Problem przejezdności i zimowego utrzymania dróg zdominował dyskusję podczas ostatniej sesji rady powiatu mławskiego 8 grudnia. Chodziło m.in. o wiadukty w Mławie i nową siódemkę.
O złym stanie dróg podczas gołoledzi
O złym stanie dróg podczas gołoledzi w okolicach Radzanowa informował Witold Okumski radny, a zarazem dyrektor tamtejszego zespołu szkól. Uskarżał się na nieposypanie jezdni we właściwym czasie, co skutkuje gołoledzią i blokadą dróg przez ciężarówki oraz problemami z dojazdem.
Problemy z przejezdnością do Mławy
Z kolei radna Jolanta Karpińska mówiła o problemach z przejezdnością do Mławy. Według niej problemy są poważne, ponieważ drogę z Mławy do Dzierzgowa inwestor chciał zamknąć całkowicie i tylko stanowczy sprzeciw dyrektora Powiatowego Zarządu Dróg Leszka Ślubowskiego spowodował, że możliwy jest przejazd wahadłowo. Dyrektor Ślubowski swoje weto na blokadę tej drogi uzasadniał tym, że puszczenie tego ruchu proponowanym objazdem przez inne miejscowości spowoduje całkowitą degradację tych dróg.
O datach otwarcia wiaduktów
Radna Karpińska poinformowała o konkretnych datach otwarcia wiaduktów. Opierając się na rozmowie z wykonawcą drogi S7 poinformowała, że ruch na tej drodze ma być puszczony do 22 grudnia z zastrzeżeniem „o ile pozwolą warunki pogodowe na ukończenie prac”. Natomiast decyzje na uruchomienie wiaduktów mają być wydane do 15 grudnia.
Mają z tym problem głównie ciężarówki
Komendant Mławskiej Policji Artur Ryfiński stwierdził, że największym obecnie problemem jest utrzymanie przejezdności wiaduktów podczas gołoledzi. Wjazd do miasta praktycznie ze wszystkich stron (a szczególnie po planowanym uruchomieniu S7) wiąże się z pokonaniem wiaduktu. Mają z tym problem głównie ciężarówki, które często blokują całkowicie przejazd.
Piaskarka dojeżdża w 40 minut
Dyrektor Ślubowski stwierdził, że wszystkie wiadukty mają pierwszeństwo w oczyszczaniu, ale zanim piaskarka dojedzie na Żulinek załaduje mieszankę piachu i soli oraz dojedzie na miejsce, to mija ok. 40 minut od rozpoczęcia opadu. To wystarczy, żeby na jezdni pojawiła się cienka warstwa lodu.

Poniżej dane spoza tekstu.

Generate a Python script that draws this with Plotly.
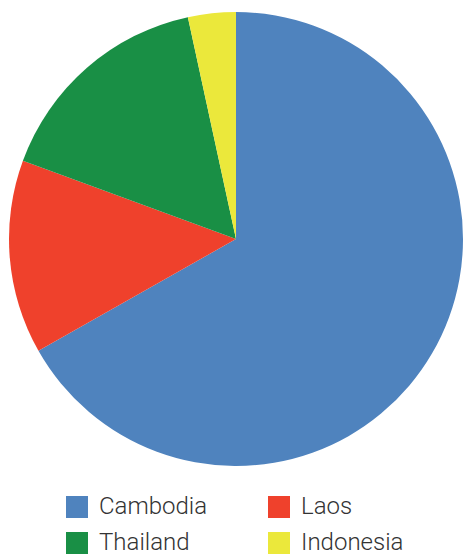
import plotly.graph_objects as go

# Share by country (percent)
countries = ["Cambodia", "Laos", "Thailand", "Indonesia"]
shares = [66.8, 13.8, 16.0, 3.4]
colors = ["#4F83BE", "#EF412C", "#198F45", "#EBE83B"]

W, H = 463, 557

fig = go.Figure(
    go.Pie(
        labels=countries,
        values=shares,
        marker=dict(colors=colors, line=dict(width=0)),
        sort=False,
        direction="clockwise",
        rotation=0,
        textinfo="none",
        hoverinfo="skip",
        showlegend=False,
        domain=dict(x=[9 / W, 1], y=[1 - 467 / H, 1 - 11 / H]),
    )
)

# Two-column legend below the pie
col_x = [66, 268]
row_y = [496, 532]
box = 22
shapes, annotations = [], []
for i, (name, col) in enumerate(zip(countries, colors)):
    cx = col_x[i % 2]
    ry = row_y[i // 2]
    shapes.append(
        dict(
            type="rect", xref="paper", yref="paper",
            x0=cx / W, x1=(cx + box) / W,
            y0=1 - (ry + box) / H, y1=1 - ry / H,
            fillcolor=col, line=dict(width=0),
        )
    )
    annotations.append(
        dict(
            text=name, xref="paper", yref="paper",
            x=(cx + 31) / W, y=1 - (ry + box / 2 - 1) / H,
            xanchor="left", yanchor="middle", showarrow=False,
            font=dict(family="Roboto", size=24, color="#333333", weight=300),
        )
    )

fig.update_layout(
    width=W, height=H,
    margin=dict(l=0, r=0, t=0, b=0),
    paper_bgcolor="white",
    plot_bgcolor="white",
    shapes=shapes,
    annotations=annotations,
)

fig.write_html("out.html")
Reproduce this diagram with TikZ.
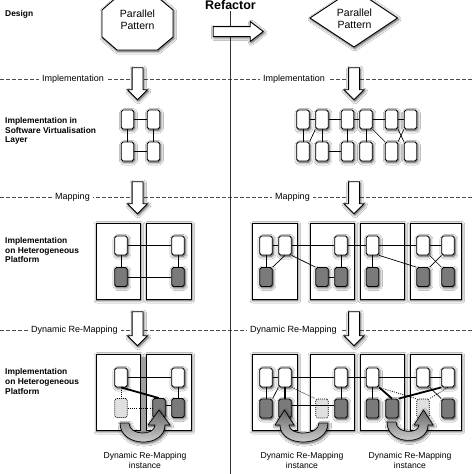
\documentclass[tikz,border=0pt]{standalone}
\usepackage{fontspec}
\setmainfont{Liberation Sans}
\usetikzlibrary{shapes.arrows,shadows.blur,calc}
\begin{document}
\begin{tikzpicture}[x=1pt,y=-1pt,
  sh/.style={blur shadow={shadow xshift=0.9pt,shadow yshift=-1.3pt,shadow blur radius=2.8pt,shadow blur steps=7,shadow opacity=75}},
  wbox/.style={draw,line width=0.8pt,fill=white,rounded corners=1.8pt,minimum width=12.5pt,minimum height=19pt,inner sep=0pt,sh},
  gbox/.style={wbox,fill=black!52},
  ghostbox/.style={draw,line width=0.7pt,dash pattern=on 1pt off 1pt,fill=black!12,rounded corners=1.5pt,minimum width=12.5pt,minimum height=19pt,inner sep=0pt},
  plat/.style={draw,line width=1pt,fill=white,minimum height=76pt,inner sep=0pt,sh},
  conn/.style={line width=0.7pt},
  heavy/.style={line width=1.8pt},
  dotconn/.style={line width=0.7pt,dash pattern=on 1pt off 1.2pt},
  darrow/.style={single arrow,draw,fill=white,line width=0.9pt,text height=10pt,text depth=0pt,text width=0pt,single arrow head extend=4.5pt,inner sep=0pt,rotate=-90,sh},
  rarrow/.style={single arrow,draw,fill=white,line width=0.9pt,text height=9pt,text depth=0pt,text width=0pt,single arrow head extend=5pt,single arrow tip angle=75,inner sep=0pt,minimum height=50pt,sh},
  dline/.style={line width=0.7pt,black!70,dash pattern=on 3.5pt off 2.5pt},
  dlab/.style={fill=white,inner xsep=3pt,inner ysep=1pt,font=\fontsize{9}{10}\selectfont},
  lab/.style={anchor=west,align=left,inner sep=0pt,font=\bfseries\fontsize{8.4}{9.7}\selectfont},
  ilab/.style={align=center,inner sep=0pt,font=\fontsize{8.6}{9.5}\selectfont},
  ptext/.style={align=center,inner sep=0pt,font=\fontsize{10.5}{12}\selectfont},
  outline/.style={draw,line width=0.9pt,fill=white,sh},
  uarrow/.style={draw,line width=0.7pt,top color=black!60,bottom color=black!12,sh},
  sepline/.style={line width=0.8pt,black!80}
]
\clip (0,0) rectangle (474,474);
\fill[white] (0,0) rectangle (474,474);

% level separators
\coordinate (da1) at (0,79);   \coordinate (db1) at (474,79);
\coordinate (da2) at (0,197);  \coordinate (db2) at (474,197);
\coordinate (da3) at (0,330);  \coordinate (db3) at (474,330);
\draw[dline] (da1) -- (db1);
\draw[dline] (da2) -- (db2);
\draw[dline] (da3) -- (db3);

% vertical divider
\coordinate (vtop) at (230,11);
\coordinate (vbot) at (230,474);
\draw[sepline] (vtop) -- (vbot);

\node[dlab] (li1) at (73,79) {Implementation};
\node[dlab] (ri1) at (294,79) {Implementation};
\node[dlab] (lm) at (72.5,197) {Mapping};
\node[dlab] (rm) at (292.5,197) {Mapping};
\node[dlab] (ld) at (74.5,330) {Dynamic Re-Mapping};
\node[dlab] (rd) at (293.5,330) {Dynamic Re-Mapping};

% left labels
\node[lab] (design) at (5,14.3) {Design};
\node[lab] (lsw) at (5,131) {Implementation in\\Software Virtualisation\\Layer};
\node[lab] (lhet1) at (5,250) {Implementation\\on Heterogeneous\\Platform};
\node[lab] (lhet2) at (5,381.5) {Implementation\\on Heterogeneous\\Platform};

% refactor
\node[anchor=base,inner sep=0pt,font=\bfseries\fontsize{12.5}{14}\selectfont] (refac) at (230.5,9.5) {Refactor};
\node[rarrow] (rarr) at (235,31.5) {};

% design shapes
\draw[outline] (102,10) -- (102,37) -- (117,50) -- (157.5,50) -- (173,37) -- (173,10) -- (157.5,-3) -- (117,-3) -- cycle;
\node[ptext] (oct) at (137.5,20) {Parallel\\Pattern};
\draw[outline] (310,18) -- (354,47) -- (397.5,18) -- (354,-11) -- cycle;
\node[ptext] (dia) at (354.5,19) {Parallel\\Pattern};

% down arrows
\node[darrow,minimum height=32pt] (al1) at (137.5,81) {};
\node[darrow,minimum height=32pt] (ar1) at (354,81) {};
\node[darrow,minimum height=32pt] (al2) at (137.5,195) {};
\node[darrow,minimum height=32pt] (ar2) at (354,195) {};
\node[darrow,minimum height=34pt] (al3) at (137.5,326) {};
\node[darrow,minimum height=34pt] (ar3) at (354,326) {};

% ---------- level 2 left
\node[wbox] (s11) at (127.5,119.5) {};
\node[wbox] (s12) at (153.5,119.5) {};
\node[wbox] (s21) at (127.5,151.5) {};
\node[wbox] (s22) at (153.5,151.5) {};
\draw[conn] (s11.east) -- (s12.west);
\draw[conn] (s21.east) -- (s22.west);
\draw[conn] (s11.south) -- (s21.north);
\draw[conn] (s12.south) -- (s22.north);

% ---------- level 2 right
\foreach \i/\x in {1/303,2/322,3/347.5,4/366,5/391.5,6/410.5}{
  \node[wbox] (t\i) at (\x,119.5) {};
  \node[wbox] (u\i) at (\x,151.5) {};
}
\draw[conn] (t1.east) -- (t2.west);
\draw[conn] (t2.east) -- (t3.west);
\draw[conn] (t3.east) -- (t4.west);
\draw[conn] (t4.east) -- (t5.west);
\draw[conn] (t5.east) -- (t6.west);
\draw[conn] (t1.south) -- (u1.north);
\draw[conn] (t2.south west) -- (u1.north east);
\draw[conn] (t2.south) -- (u2.north);
\draw[conn] (u2.east) -- (u3.west);
\draw[conn] (t3.south) -- (u3.north);
\draw[conn] (t4.south) -- (u4.north);
\draw[conn] (t4.south east) -- (u5.north west);
\draw[conn] (t5.south east) -- (u6.north west);
\draw[conn] (t6.south west) -- (u5.north east);

% ---------- level 3 left
\node[plat,minimum width=44pt] (p1) at (118,261) {};
\node[plat,minimum width=45pt] (p2) at (168.5,261) {};
\node[wbox] (a1) at (121,245.5) {};
\node[wbox] (a2) at (178,245.5) {};
\node[gbox] (c1) at (121,277) {};
\node[gbox] (c2) at (178,277) {};
\draw[conn] (a1.east) -- (a2.west);
\draw[conn] (c1.east) -- (c2.west);
\draw[conn] (a1.south) -- (c1.north);
\draw[conn] (a2.south) -- (c2.north);

% ---------- level 3 right
\node[plat,minimum width=45pt] (q1) at (274.5,261) {};
\node[plat,minimum width=44pt] (q2) at (332,261) {};
\node[plat,minimum width=44pt] (q3) at (382,261) {};
\node[plat,minimum width=51pt] (q4) at (435.5,261) {};
\foreach \i/\x in {1/266,2/285,3/341,4/372.5,5/423,6/448}{
  \node[wbox] (A\i) at (\x,245.5) {};
}
\foreach \i/\x in {1/266,2/322,3/341,4/372.5,5/423,6/448}{
  \node[gbox] (B\i) at (\x,277) {};
}
\draw[conn] (A1.east) -- (A2.west);
\draw[conn] (A2.east) -- (A3.west);
\draw[conn] (A3.east) -- (A4.west);
\draw[conn] (A4.east) -- (A5.west);
\draw[conn] (A5.east) -- (A6.west);
\draw[conn] (A1.south) -- (B1.north);
\draw[conn] (A2.south) -- (B1.north east);
\draw[conn] (A2.south east) -- (B2.north west);
\draw[conn] (B2.east) -- (B3.west);
\draw[conn] (A3.south) -- (B3.north);
\draw[conn] (A4.south) -- (B4.north);
\draw[conn] (A4.south east) -- (B5.north west);
\draw[conn] (A5.south east) -- (B6.north west);
\draw[conn] (A6.south west) -- (B5.north east);

% ---------- level 4 left
\node[plat,minimum width=44pt] (p3) at (118,392) {};
\node[plat,minimum width=45pt] (p4) at (168.5,392) {};
\fill[black!38] (140.5,357) rectangle (145.5,434);
\node[wbox] (e1) at (121,377.5) {};
\node[wbox] (e2) at (178,377.5) {};
\node[ghostbox] (eg) at (121,408) {};
\node[gbox] (em) at (159,408) {};
\node[gbox] (e4) at (178,408) {};
\draw[conn] (e1.east) -- (e2.west);
\draw[conn] (e2.south) -- (e4.north);
\draw[heavy] (e1.south) -- (em.north);
\draw[dotconn] (e1.south) -- (eg.north);
\draw[dotconn] (eg.east) -- (em.west);
\draw[conn] ([yshift=3pt]em.east) -- ([yshift=3pt]e4.west);

% ---------- level 4 right
\node[plat,minimum width=45pt] (q5) at (274.5,392) {};
\node[plat,minimum width=44pt] (q6) at (332,392) {};
\node[plat,minimum width=44pt] (q7) at (382,392) {};
\node[plat,minimum width=51pt] (q8) at (435.5,392) {};
\foreach \i/\x in {1/266,2/285,3/341,4/372.5,5/423,6/448}{
  \node[wbox] (F\i) at (\x,377.5) {};
}
\node[gbox] (H1) at (266,408.5) {};
\node[gbox] (M2) at (285,408.5) {};
\node[ghostbox] (G2) at (322,408.5) {};
\node[gbox] (H3) at (341,408.5) {};
\node[gbox] (H4) at (372.5,408.5) {};
\node[gbox] (M5) at (392,408.5) {};
\node[ghostbox] (G5) at (423,408.5) {};
\node[gbox] (H6) at (448,408.5) {};
\draw[conn] (F1.east) -- (F2.west);
\draw[conn] (F2.east) -- (F3.west);
\draw[conn] (F3.east) -- (F4.west);
\draw[conn] (F4.east) -- (F5.west);
\draw[conn] (F5.east) -- (F6.west);
\draw[conn] (F1.south) -- (H1.north);
\draw[conn] (F2.south west) -- (H1.north east);
\draw[heavy] (F2.south) -- (M2.north);
\draw[dotconn] (F2.south east) -- (G2.north west);
\draw[heavy] ([yshift=3pt]M2.east) -- ([yshift=3pt]H3.west);
\draw[conn] (F3.south) -- (H3.north);
\draw[conn] (F4.south) -- (H4.north);
\draw[heavy] (F4.south east) -- (M5.north);
\draw[dotconn] (F4.south east) -- (G5.north west);
\draw[heavy] (M5.north east) -- (F6.south west);
\draw[conn] (F5.south east) -- (H6.north west);
\draw[dotconn] (F6.south) -- (G5.north east);

% ---------- re-mapping arrows
\draw[uarrow] (120,423) .. controls (120,448) and (165,448) .. (165,425) -- (170,425) -- (159,410) -- (148,425) -- (155,425) .. controls (155,436) and (129,436) .. (129,423) -- cycle;
\draw[uarrow] (328,423) .. controls (328,448) and (280,448) .. (280,425) -- (275,425) -- (284.5,410) -- (294,425) -- (289,425) .. controls (289,436) and (319,436) .. (319,423) -- cycle;
\draw[uarrow] (387,422) .. controls (387,446) and (428,446) .. (428,425) -- (433,425) -- (423.5,410) -- (414,425) -- (419,425) .. controls (419,434) and (396,434) .. (396,422) -- cycle;

\node[ilab] (il1) at (145,460.5) {Dynamic Re-Mapping\\instance};
\node[ilab] (il2) at (302,460.5) {Dynamic Re-Mapping\\instance};
\node[ilab] (il3) at (410,460.5) {Dynamic Re-Mapping\\instance};
\end{tikzpicture}
\end{document}
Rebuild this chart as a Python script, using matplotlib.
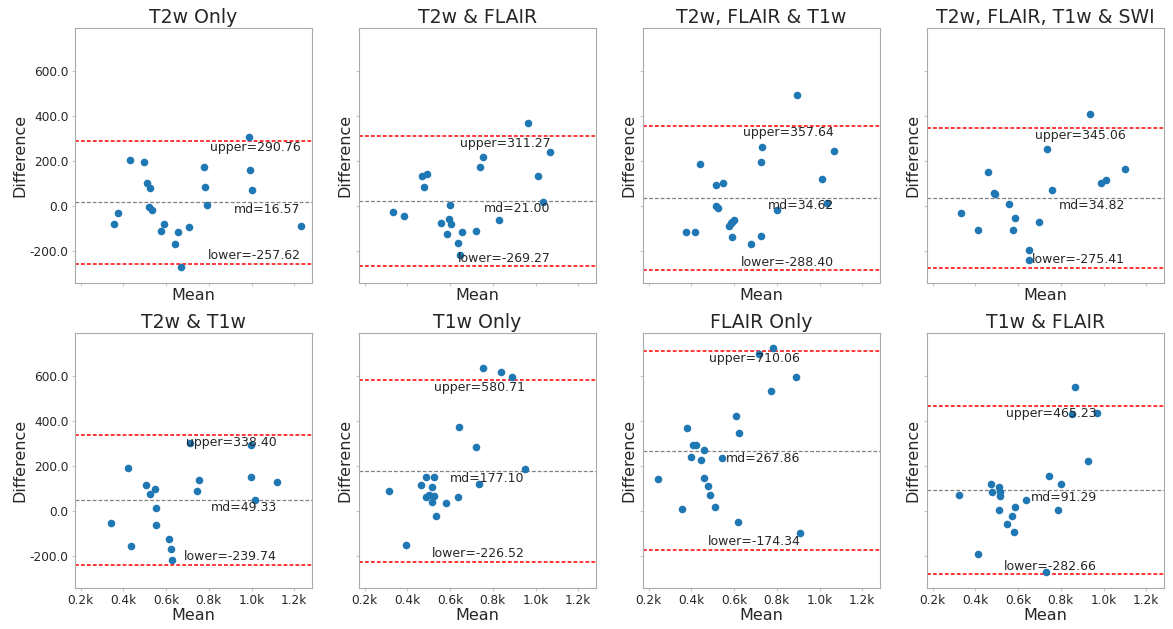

Swoją drogą w tej sytuacji warto zastanowić się, czy na wiaduktach co kilka kilkanaście metrów po obu stronach nie powinny stać pojemniki pełne mieszanki drogowej, regularnie uzupełniane. Wówczas kierowcy w razie nagłej potrzeby sami mogliby sobie pomóc, nie czekając na przyjazd piaskarki.
Droga z Grzebska do Mławy to masakra.